Canadian manufacturing shipments came in a bit stronger than expected in September, as Ontario rebounded from the impact of the August blackout.
Statistics Canada reported that shipments soared 5.2% to $43 billion in September, the highest level since March.
Increases were broadly based, as 17 of 21 manufacturing industries, representing 84% of total shipments, reported higher production. Ontario’s rebound (+$1.8 billion) from the blackout led the nine provinces reporting increases in September. Excluding Ontario’s impact, manufacturing shipments still rose a healthy 1.8%.
As with yesterday’s trade report, auto shipments led the way with a huge rebound. RBC Financial says that notable increases also came in the chemical products and computer and electronic products sectors.

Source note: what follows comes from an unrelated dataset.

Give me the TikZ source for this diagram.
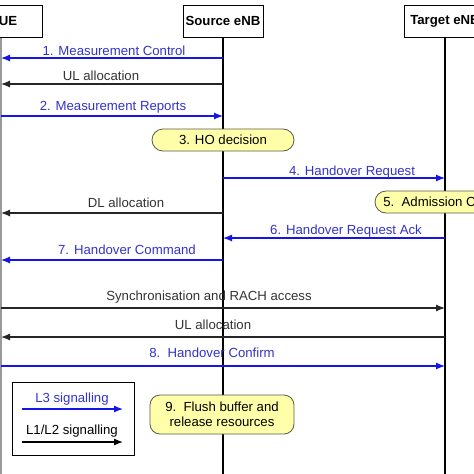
\documentclass[tikz,border=0pt]{standalone}
\usepackage{fontspec}
\setmainfont{Liberation Sans}
\usetikzlibrary{arrows.meta}
\definecolor{sigblue}{RGB}{20,20,235}
\definecolor{txtblue}{RGB}{50,50,205}
\definecolor{notefill}{RGB}{255,255,170}
\definecolor{noteline}{RGB}{90,90,70}
\begin{document}
\begin{tikzpicture}[x=1pt,y=-1pt,
  every node/.style={font=\fontsize{13.2}{15}\selectfont,inner sep=0pt},
  entity/.style={draw,line width=1pt,fill=white,minimum height=32pt,font=\fontsize{13.2}{15}\selectfont\bfseries},
  lifeline/.style={line width=1.2pt},
  l3/.style={line width=1.2pt,sigblue,-{Latex[length=9pt,width=7pt]}},
  lone/.style={line width=1.2pt,black!85,-{Latex[length=9pt,width=7pt]}},
  l3txt/.style={txtblue,anchor=base},
  lonetxt/.style={black!80,anchor=base},
  note/.style={draw=noteline,fill=notefill,line width=0.8pt,align=center}]
\useasboundingbox (0,0) rectangle (474,474);
\clip (0,0) rectangle (474,474);
\node[entity,minimum width=82pt] (ue) at (1,21) {};
\node[font=\fontsize{13.2}{15}\selectfont\bfseries] (uename) at (8,21) {UE};
\node[entity,minimum width=80pt] (src) at (223,21) {Source eNB};
\node[entity,minimum width=82pt] (tgt) at (445,21) {Target eNB};
\coordinate (bottom) at (0,474);
\draw[lifeline,gray!80,line width=2.4pt] (ue.south) -- (ue.south |- bottom);
\draw[lifeline] (src.south) -- (src.south |- bottom);
\draw[lifeline] (tgt.south) -- (tgt.south |- bottom);
% messages
\coordinate (m1) at (0,58);
\draw[l3] (src |- m1) -- (ue |- m1);
\node[l3txt] (t1) at (114,55) {1. Measurement Control};
\coordinate (m2) at (0,84);
\draw[lone] (src |- m2) -- (ue |- m2);
\node[lonetxt] (t2) at (101,80) {UL allocation};
\coordinate (m3) at (0,116);
\draw[l3] (ue |- m3) -- (src |- m3);
\node[l3txt] (t3) at (113,110) {2. Measurement Reports};
\node[note,minimum width=142pt,minimum height=22pt,rounded corners=11pt] (hodec) at (223,140) {3. HO decision};
\coordinate (m4) at (0,178);
\draw[l3] (src |- m4) -- (tgt |- m4);
\node[l3txt] (t4) at (352,175) {4. Handover Request};
\node[note,minimum width=142pt,minimum height=22pt,rounded corners=11pt] (admit) at (446,202) {5.\ \ Admission Control};
\coordinate (m5) at (0,213);
\draw[lone] (src |- m5) -- (ue |- m5);
\node[lonetxt] (t5) at (126,207) {DL allocation};
\coordinate (m6) at (0,238);
\draw[l3] (tgt |- m6) -- (src |- m6);
\node[l3txt] (t6) at (346,234) {6. Handover Request Ack};
\coordinate (m7) at (0,260);
\draw[l3] (src |- m7) -- (ue |- m7);
\node[l3txt] (t7) at (127,254) {7. Handover Command};
\coordinate (m8) at (0,308);
\draw[lone] (ue |- m8) -- (tgt |- m8);
\node[lonetxt] (t8) at (209,300) {Synchronisation and RACH access};
\coordinate (m9) at (0,337);
\draw[lone] (tgt |- m9) -- (ue |- m9);
\node[lonetxt] (t9) at (213,329) {UL allocation};
\coordinate (m10) at (0,366);
\draw[l3] (ue |- m10) -- (tgt |- m10);
\node[l3txt] (t10) at (212,357) {8.\ \ Handover Confirm};
% legend
\node[draw,line width=0.9pt,minimum width=122pt,minimum height=73pt] (legend) at (73,418.5) {};
\node[l3txt] (l3name) at (72,402) {L3 signalling};
\coordinate (la) at (22,409);
\coordinate (lb) at (123,409);
\draw[l3] (la) -- (lb);
\node[lonetxt,black] (lonename) at (72,434) {L1/L2 signalling};
\coordinate (lc) at (22,442);
\coordinate (ld) at (123,442);
\draw[lone,black] (lc) -- (ld);
\node[note,minimum width=144pt,minimum height=39pt,rounded corners=10pt] (flush) at (222,414.5) {9.\ \ Flush buffer and\\release resources};
\end{tikzpicture}
\end{document}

September also brought the fifth successive decline in inventories StatsCan said. Inventories dropped 0.7% in the month, cutting the inventory to shipment ratio to 1.42 from 1.50 in August
However, BMO Nesbitt Burns says that, “The real humdinger in the report was the 8% surge in new orders, which more than reversed the 5.4% drop in August. This helped push the backlog of unfilled orders up by 1.1% – the first increase in this figure in over a year, and a hopeful sign that manufacturing activity is poised for further gains in Q4.”
“Today’s manufacturing report should add even more fuel to the already blazing Canadian dollar because it suggests that growth prospects in Canada have improved markedly. For the Bank of Canada, this will also mean that the chances of easing in December are next to none,” concludes RBC Financial.